Televizyonda yeni başlayan bir dizi önce tedirginlik yaratır, sonra merak ve en sonunda da bağımlılık gelir. Tersi olması da olası ama bu Monk için asla söz konusu olamaz. İlk bölümü ABD'de 2002'de biz de ise 2006'da yayınlanmaya başladığında obsesif kompülsif (kişinin rahatsız olduğu düşüncelerden sonra kendisini yinelediği alışkanlıklardan alıkoyamaması) eski polis Adrian Monk'un olay mahalline geldiği an cinayeti kimin işlediğini keşfetmesi ve nasıl yaptığı üzerine kafa yorması dikkat çekmişti. Tabii, simetri hastalığı, (hayatında tek simetrik olmayan şey ölen karısının ayaklarını uzatırken kullandığı sehpadır) titizliği, zorda kalmadıkça kimseyle tokalaşmaması, asansörde yalnız kalmaktan ve çocuklardan, özellikle hasta çocuklardan korkması gibi özellikleri de eğlenceli bir karakterle karşı karşıya olduğumuzun işaretiydi.

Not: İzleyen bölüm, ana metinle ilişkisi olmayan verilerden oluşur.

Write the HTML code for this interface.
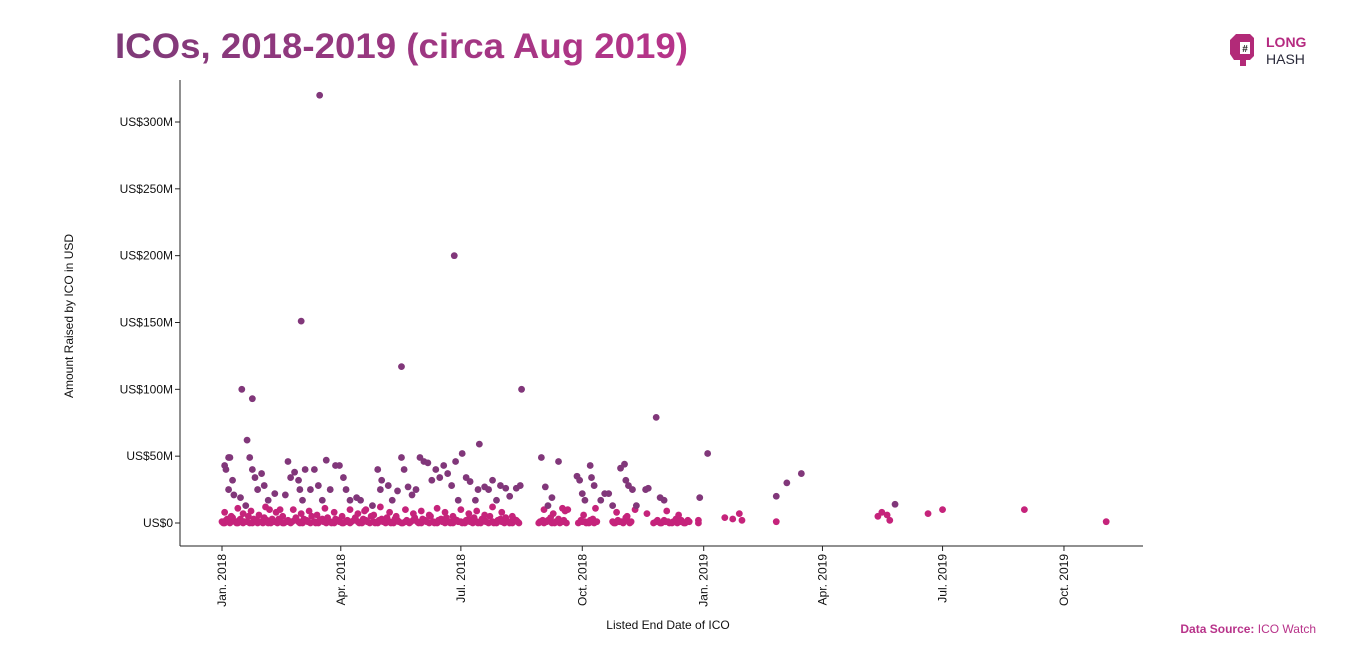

MONK'UN ÇÖZÜM PLANI Yardımcısı Sharona olmadıkça sokağa dahi çıkamayan Adrian, olaylar hakkında sürekli yanılan klasik iki dedektif ve giderek şüphecilikte Monk'a benzemeye başlayan yardımcısıyla olay mahalline gelir. Bu, dizinin bir nevi serim aşamasıdır, sonra Monk olay mahallini inceler, cinayeti işleyenin boyu bosu hakkında fikir verir ve dizi Monk'un haklılığıyla sonuçlanır. O aşamada (Hercule Poirot ya da Sherlock Holmes'un açıklamaları gibi) cinayetin nasıl işlendiğini Monk'un ağzından duyarız. Yine de Monk, asla klasik bir polisiye dizi değil. Bir kere Monk sözcük olarak, dünyevi zevkleri reddeden bir keşiş anlamına geliyor. Zaten Adrian'ın hayatı da karısının öldürülmesinden sonra bir keşişin hayatına dönüşmüş durumda. Yine onun obsesif davranışlarının yaratıcı bir erdeme dönüşmesi (Dizide sık sık kendini tutamadığını söyler.) Shakespeare'in Macbeth'ine bir göndermedir (Lady Macbeth de işlenen cinayetten sonra kendini tutamayarak sürekli elini yıkar). Karısı Trudy'nin mezarı başında klarnet çalması (Thelonious Monk'a bir selam mahiyetindedir) ve Thelonious şarkıları müzik ve psikiyatri bahsinin açılmasına vesile olmuştur. Bütün bunlar düşünüldüğünde televizyonlarımızın yeni konuğu Monk'un asla bir klasik polisiye dizisi olmadığı ortaya çıkar.